In the next day or two I shall do a summary of obituaries of James Callaghan, the first Prime Minister I really remember. (Natural Law dictates Maggie will be next...)
I shall be closely monitoring the health of the Pope and of Prince Rainier of Monaco, both of whom are clearly on their last legs, if that, and have handed over the reins of power. But our Guest Bloggers predict that the next death will be someone completely unexpected. I am loath to make predictions in such cases.
When I worked for a certain West Inner London Borough that incorporated the names of two towns that weren't Kensington and Chelsea, I explained the Rules of Celebrity Dead Pool to some of my colleagues. After lunch they had a meeting - from which I , as a contractor, was excluded. On my way to the Smoking Room I passed Pensions who were ululating the death of Jill Dando, a tragic event confirmed in the Smoking Room.
When the chaps emerged from their meeting, I broke the news to them. At first they didn't believe me - I could only say it was true that I had heard from Pensions and Smoking. My heartbroken manager rushed out to buy an Evening Standard, and when it became clear the story was true, I was held personally responsible, especially when it later transpired I had spent much of my lunch break following in her footsteps.
One night in the pub I was saying how much I admired Dirk Bogarde, even thogh I was far from knowledgable about him. I got home and checked Ceefax to find he had died. I made a habit of checking Ceefax, because one Saturday night I had been out drinking with a friend who had come back to my place for more drink and talking, and had finally left at three. I had considered checking Ceefax to see if there was any news. Then I thought, nothing that wouldn't wait until morning.
In the morning, hung over, I stumbled out to the newsagent primarily to buy a lottery ticket to send my sister for her birthday. I had a look at the newspapers which all bore the headline "Diana injured in car crash" except for those that said she was dead. Appalled, I turned to the newsagent, Jay, and said "These tabloids are outrageous". He said, no, it's true. I remained sceptical and decided to check out Ceefax when I got home. I switched on the TV and, fortuitously, there was a news bulletin on BBC1. Turned out to be an hours long news bulletin. Although as Helen remarked, she was tempted to ask "Is she still dead?". What was weird, of course, was that no one in Coronation Street mentioned it. You'd think they'd have noticed...

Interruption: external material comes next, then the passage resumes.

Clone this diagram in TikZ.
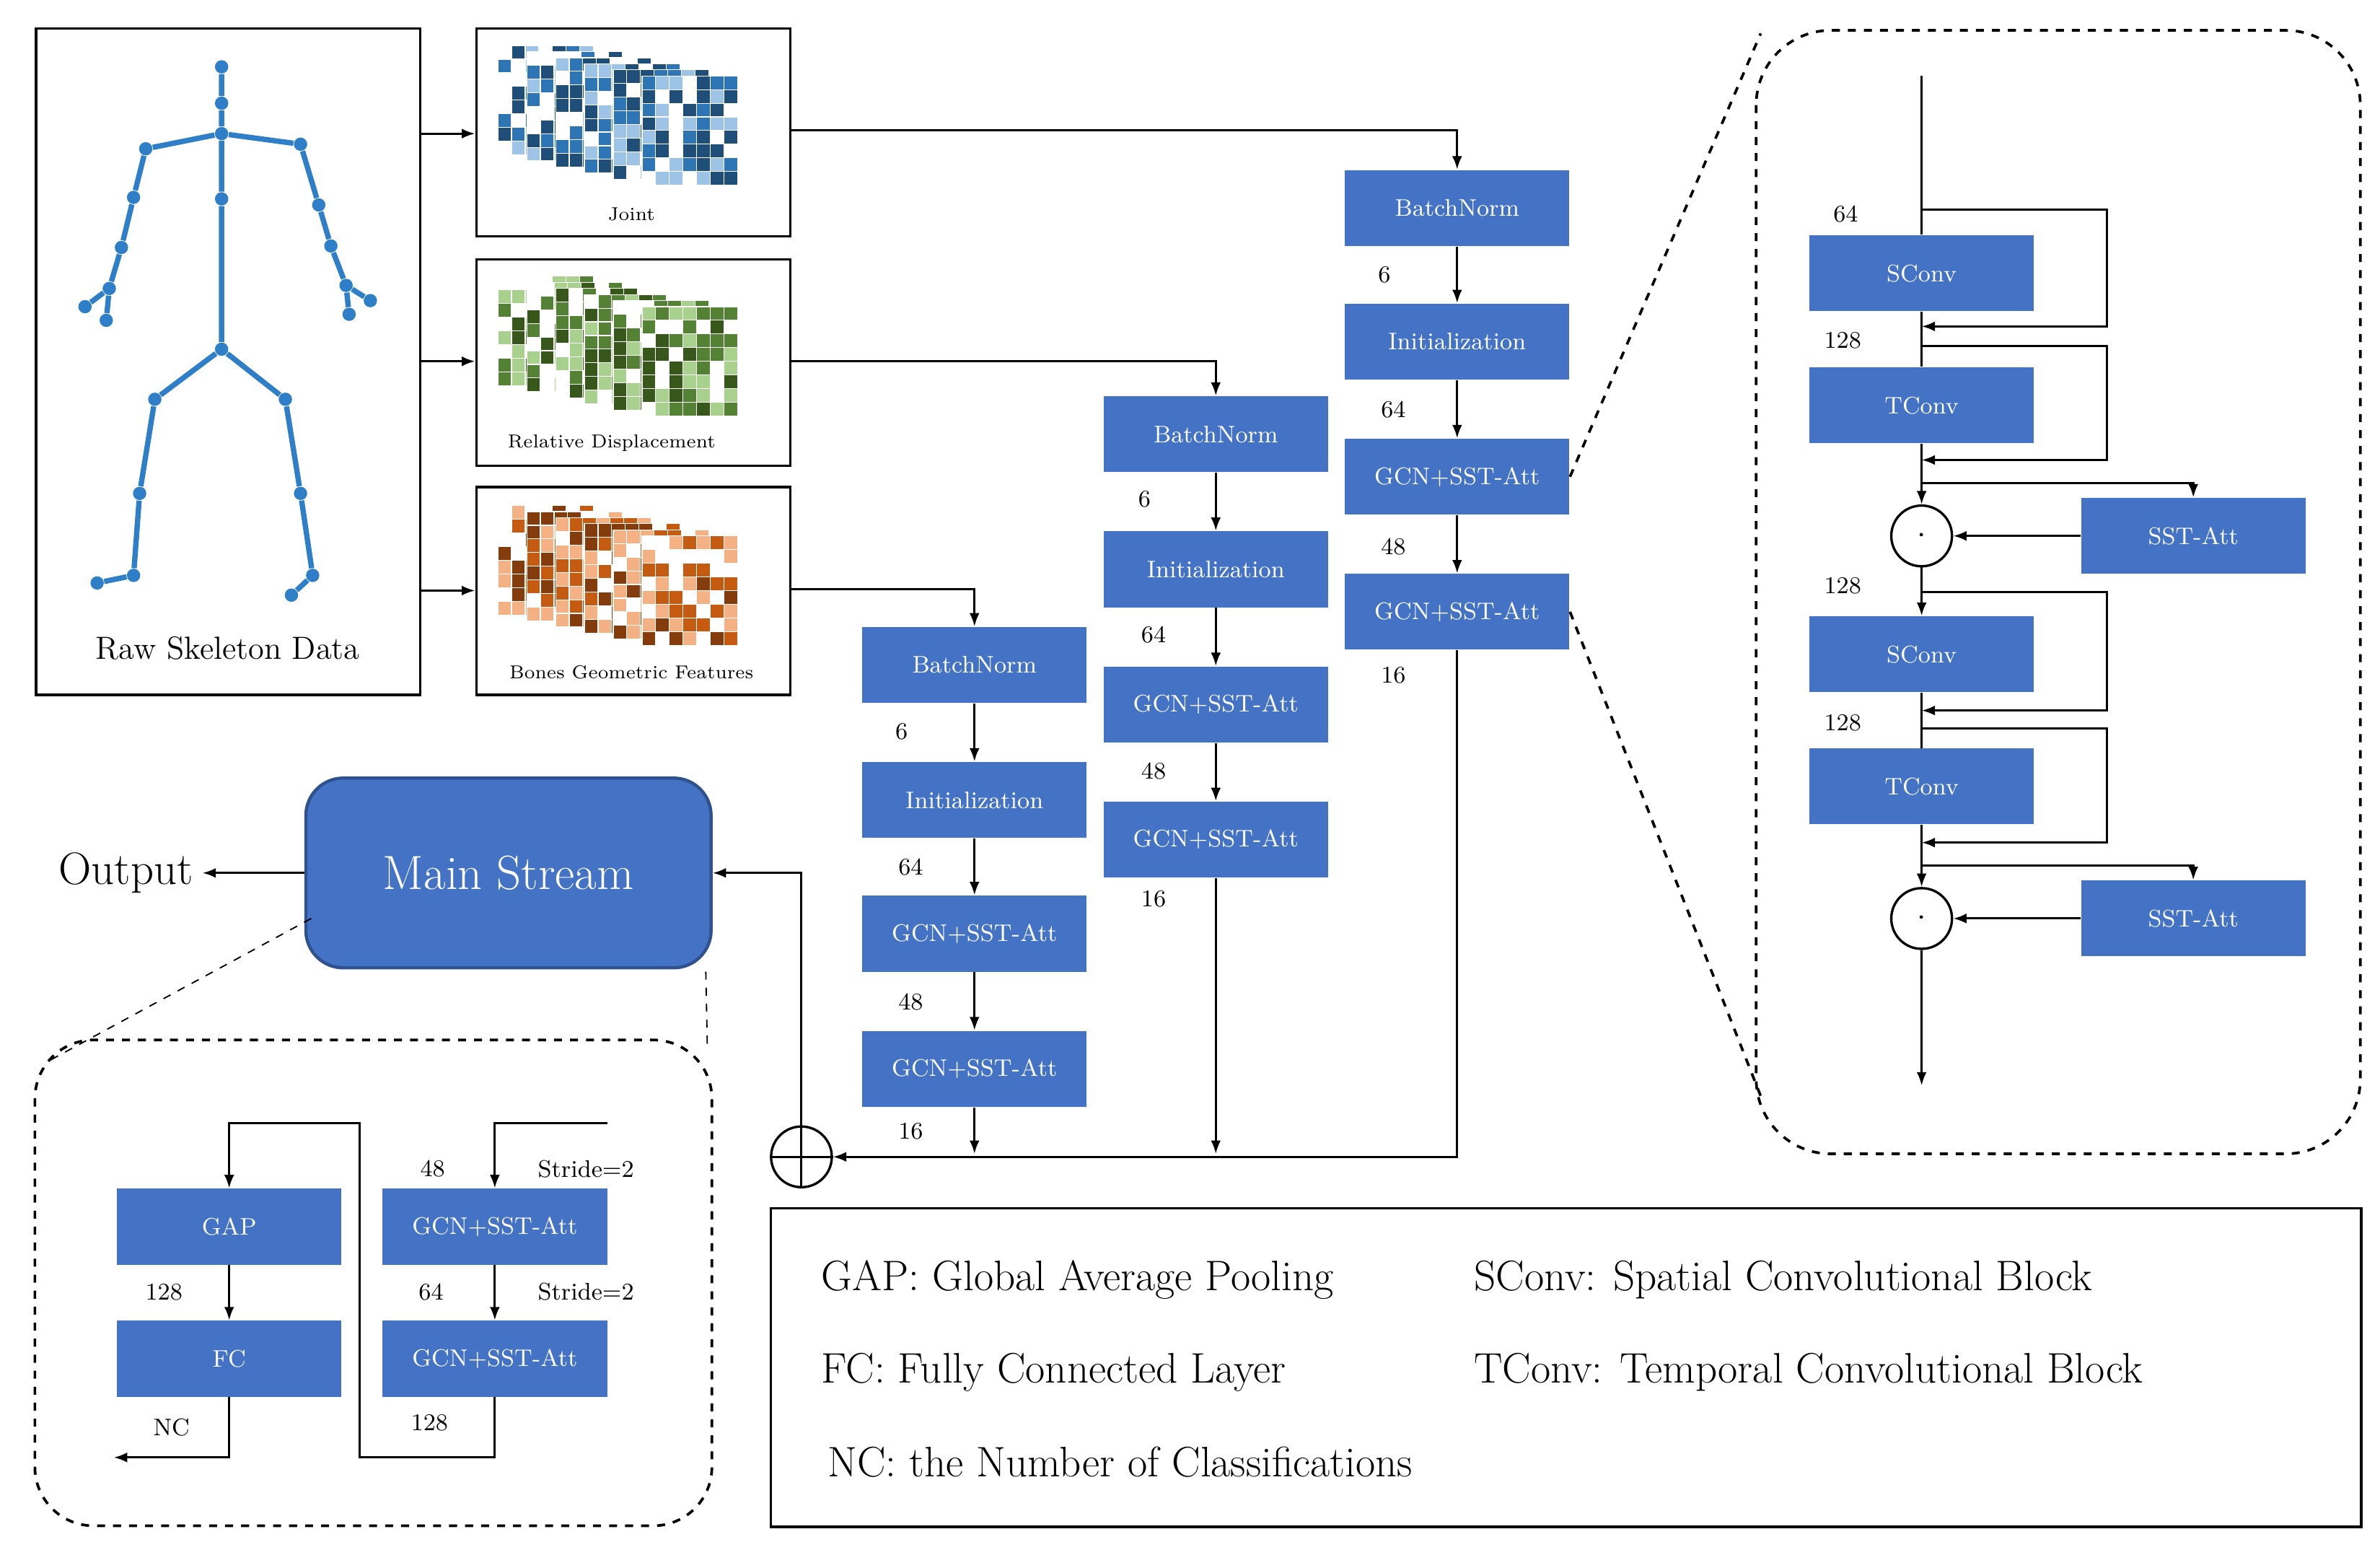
\documentclass[tikz,border=0pt]{standalone}
\usetikzlibrary{arrows.meta,positioning}
\definecolor{blk}{HTML}{4472C4}
\definecolor{blkd}{HTML}{2F528F}
\definecolor{skel}{HTML}{2E7FC8}
\definecolor{bl1}{HTML}{1F4E79}\definecolor{bl2}{HTML}{2E75B6}\definecolor{bl3}{HTML}{9DC3E6}
\definecolor{gr1}{HTML}{38571A}\definecolor{gr2}{HTML}{548235}\definecolor{gr3}{HTML}{A9D18E}
\definecolor{or1}{HTML}{843C0C}\definecolor{or2}{HTML}{C55A11}\definecolor{or3}{HTML}{F4B183}
\tikzset{
  blk/.style={fill=blk,text=white,minimum width=2.96cm,minimum height=1cm,inner sep=0pt,font=\small},
  num/.style={font=\small,inner sep=1pt},
  frame/.style={draw,line width=0.9pt},
  arr/.style={-{Latex[length=5pt]},line width=0.8pt},
  ln/.style={line width=0.8pt},
  jt/.style={circle,fill=skel,inner sep=0pt,minimum size=5pt},
}
% stack of feature grids: x0, y0, palette, seed
\newcommand\featstack[4]{%
  \pgfmathsetseed{#4}%
  \foreach \l in {0,...,5}{%
    \foreach \i in {0,...,6}{%
      \foreach \j in {0,...,7}{%
        \pgfmathrandominteger{\r}{1}{4}%
        \ifnum\r=4 \def\cc{white}\else\def\cc{#3\r}\fi
        \filldraw[fill=\cc,draw=white,line width=0.3pt]
          ({#1+\l*19+\i*9},{#2+\l*4+\j*9}) rectangle ++(9,9);
      }}}}
\begin{document}
\begin{tikzpicture}[x=0.02cm,y=-0.02cm]
\useasboundingbox (0,0) rectangle (1568,1024);

% skeleton
\node[frame,minimum width=5.06cm,minimum height=8.78cm,anchor=north west] (skelbox) at (23,18) {};
\node[font=\large] (rawlbl) at (150,427) {Raw Skeleton Data};
\foreach \n/\x/\y in {hd/146/44,nk/146/68,sc/146/88,ls/96/98,rs/198/95,sp/146/131,hp/146/230,
  le/88/130,lw/80/163,lh/72/190,lf1/56/202,lf2/70/211,
  re/210/135,rw/218/162,rh/228/188,rf1/244/198,rf2/230/207,
  lk0/102/263,lk/92/325,la/88/379,lt/64/384,rk0/188/263,rk/198/325,ra/206/379,rt/192/392}
  \node[jt] (\n) at (\x,\y) {};
\draw[skel,line width=2pt] (hd)--(nk)--(sc)--(sp)--(hp)
  (ls)--(sc)--(rs) (ls)--(le)--(lw)--(lh)--(lf1) (lh)--(lf2)
  (rs)--(re)--(rw)--(rh)--(rf1) (rh)--(rf2)
  (hp)--(lk0)--(lk)--(la)--(lt) (hp)--(rk0)--(rk)--(ra)--(rt);

% feature inputs
\node[frame,minimum width=4.14cm,minimum height=2.74cm,anchor=north west] (joint) at (313,18) {};
\node[frame,minimum width=4.14cm,minimum height=2.72cm,anchor=north west] (reldis) at (313,170) {};
\node[frame,minimum width=4.14cm,minimum height=2.74cm,anchor=north west] (bones) at (313,320) {};
\featstack{328}{30}{bl}{3}
\featstack{328}{182}{gr}{7}
\featstack{328}{333}{or}{11}
\node[font=\scriptsize] at (416,141) {Joint};
\node[font=\scriptsize] at (403,292) {Relative Displacement};
\node[font=\scriptsize] at (416,443) {Bones Geometric Features};
\foreach \y/\t in {88/joint,238/reldis,389/bones}
  \draw[arr] (276,\y) -- (\t.west |- 0,\y);

% three streams
\node[blk] (bn4) at (960,137) {BatchNorm};
\node[blk] (in4) at (960,225) {Initialization};
\node[blk] (ga4) at (960,314) {GCN+SST-Att};
\node[blk] (gb4) at (960,403) {GCN+SST-Att};
\node[blk] (bn3) at (801,286) {BatchNorm};
\node[blk] (in3) at (801,375) {Initialization};
\node[blk] (ga3) at (801,464) {GCN+SST-Att};
\node[blk] (gb3) at (801,553) {GCN+SST-Att};
\node[blk] (bn2) at (642,438) {BatchNorm};
\node[blk] (in2) at (642,527) {Initialization};
\node[blk] (ga2) at (642,615) {GCN+SST-Att};
\node[blk] (gb2) at (642,704) {GCN+SST-Att};
\foreach \c/\x in {4/918,3/760,2/600}{
  \draw[arr] (bn\c) -- (in\c);
  \draw[arr] (in\c) -- (ga\c);
  \draw[arr] (ga\c) -- (gb\c);
}
\node[num] at (912,181) {6};\node[num] at (918,270) {64};\node[num] at (918,360) {48};\node[num] at (918,445) {16};
\node[num] at (754,329) {6};\node[num] at (760,418) {64};\node[num] at (760,508) {48};\node[num] at (760,592) {16};
\node[num] at (594,482) {6};\node[num] at (600,571) {64};\node[num] at (600,660) {48};\node[num] at (600,745) {16};
\draw[arr] (joint.east |- 0,86) -| (bn4.north);
\draw[arr] (reldis.east |- 0,238) -| (bn3.north);
\draw[arr] (bones.east |- 0,388) -| (bn2.north);

% fusion
\node[circle,draw,line width=0.9pt,minimum size=0.8cm,inner sep=0pt] (sum) at (528,762) {};
\draw[ln] (sum.north)--(sum.south) (sum.west)--(sum.east);
\draw[arr] (gb4.south) |- (sum.east);
\draw[arr] (gb3.south) -- (gb3.south |- 0,760);
\draw[arr] (gb2.south) -- (gb2.south |- 0,760);
\node[draw=blkd,fill=blk,text=white,rounded corners=14pt,line width=1.2pt,minimum width=5.34cm,
  minimum height=2.5cm,font=\fontsize{18}{20}\selectfont] (main) at (335,575) {Main Stream};
\draw[arr] (sum.north) |- (main.east);
\node[font=\fontsize{17}{20}\selectfont] (out) at (83,575) {Output};
\draw[arr] (main.west) -- (out.east);

% main stream detail
\draw[dashed,line width=1pt,rounded corners=22pt] (23,685) rectangle (469,1005);
\draw[dashed,line width=0.5pt] (205,605) -- (30,700);
\draw[dashed,line width=0.5pt] (465,640) -- (466,690);
\node[blk] (gap) at (151,808) {GAP};
\node[blk] (fc) at (151,895) {FC};
\node[blk] (ms1) at (326,808) {GCN+SST-Att};
\node[blk] (ms2) at (326,895) {GCN+SST-Att};
\coordinate (msin) at (400,740);
\coordinate (ncout) at (75,960);
\draw[arr] (msin) -| (ms1.north);
\draw[arr] (ms1) -- (ms2);
\draw[arr] (ms2.south) |- (237,960) |- (gap.north |- 0,740) -- (gap.north);
\draw[arr] (gap) -- (fc);
\draw[arr] (fc.south) |- (ncout);
\node[num] at (285,770) {48};\node[num] at (386,770) {Stride=2};
\node[num] at (284,851) {64};\node[num] at (386,851) {Stride=2};
\node[num] at (283,937) {128};\node[num] at (108,851) {128};\node[num] at (113,940) {NC};

% legend
\node[frame,minimum width=20.96cm,minimum height=4.2cm,anchor=north west] (legend) at (507,795) {};
\begin{scope}[font=\fontsize{16}{19}\selectfont]
\node[anchor=west] at (535,843) {GAP: Global Average Pooling};
\node[anchor=west] at (965,843) {SConv: Spatial Convolutional Block};
\node[anchor=west] at (535,904) {FC: Fully Connected Layer};
\node[anchor=west] at (965,904) {TConv: Temporal Convolutional Block};
\node[anchor=west] at (539,963) {NC: the Number of Classifications};
\end{scope}

% GCN+SST-Att detail
\draw[dashed,line width=1pt,rounded corners=28pt] (1157,20) rectangle (1555,760);
\draw[dashed,line width=1pt] (ga4.east) -- (1160,22);
\draw[dashed,line width=1pt] (gb4.east) -- (1160,722);
\node[blk] (sc1) at (1266,180) {SConv};
\node[blk] (tc1) at (1266,267) {TConv};
\node[circle,draw,line width=0.9pt,minimum size=0.8cm,inner sep=0pt,font=\large] (dot1) at (1266,353) {$\cdot$};
\node[blk] (at1) at (1445,353) {SST-Att};
\node[blk] (sc2) at (1266,431) {SConv};
\node[blk] (tc2) at (1266,518) {TConv};
\node[circle,draw,line width=0.9pt,minimum size=0.8cm,inner sep=0pt,font=\large] (dot2) at (1266,605) {$\cdot$};
\node[blk] (at2) at (1445,605) {SST-Att};
\coordinate (din) at (1266,50);
\coordinate (dout) at (1266,715);
\draw[ln] (din) -- (sc1);
\draw[ln] (sc1) -- (tc1);
\draw[arr] (tc1) -- (dot1);
\draw[arr] (dot1) -- (sc2);
\draw[ln] (sc2) -- (tc2);
\draw[arr] (tc2) -- (dot2);
\draw[arr] (dot2) -- (dout);
\draw[arr] (1266,138) -- (1388,138) -- (1388,215) -- (1266,215);
\draw[arr] (1266,228) -- (1388,228) -- (1388,303) -- (1266,303);
\draw[arr] (1266,390) -- (1388,390) -- (1388,468) -- (1266,468);
\draw[arr] (1266,480) -- (1388,480) -- (1388,555) -- (1266,555);
\draw[arr] (1266,318) -| (at1.north);
\draw[arr] (1266,570) -| (at2.north);
\draw[arr] (at1) -- (dot1);
\draw[arr] (at2) -- (dot2);
\node[num] at (1216,141) {64};\node[num] at (1214,224) {128};
\node[num] at (1214,386) {128};\node[num] at (1214,476) {128};
\end{tikzpicture}
\end{document}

My sister had celebrated her birthday on the Saturday night. From her friends she had received the video "Charles: A Man Alone". Later she was commenting she had already bought those friends a Christmas present - a Diana Doll with six interchangeable outfits. She wondered whether it was in good taste to give it. Our Mother, in the single example of her ever cracking a joke said, "Oh, just include a shroud with it..."
Joseph, meanwhile, annoyed at missing Teletubbies, had taken one look at footage of Camilla on a horse and had declared "Moo!".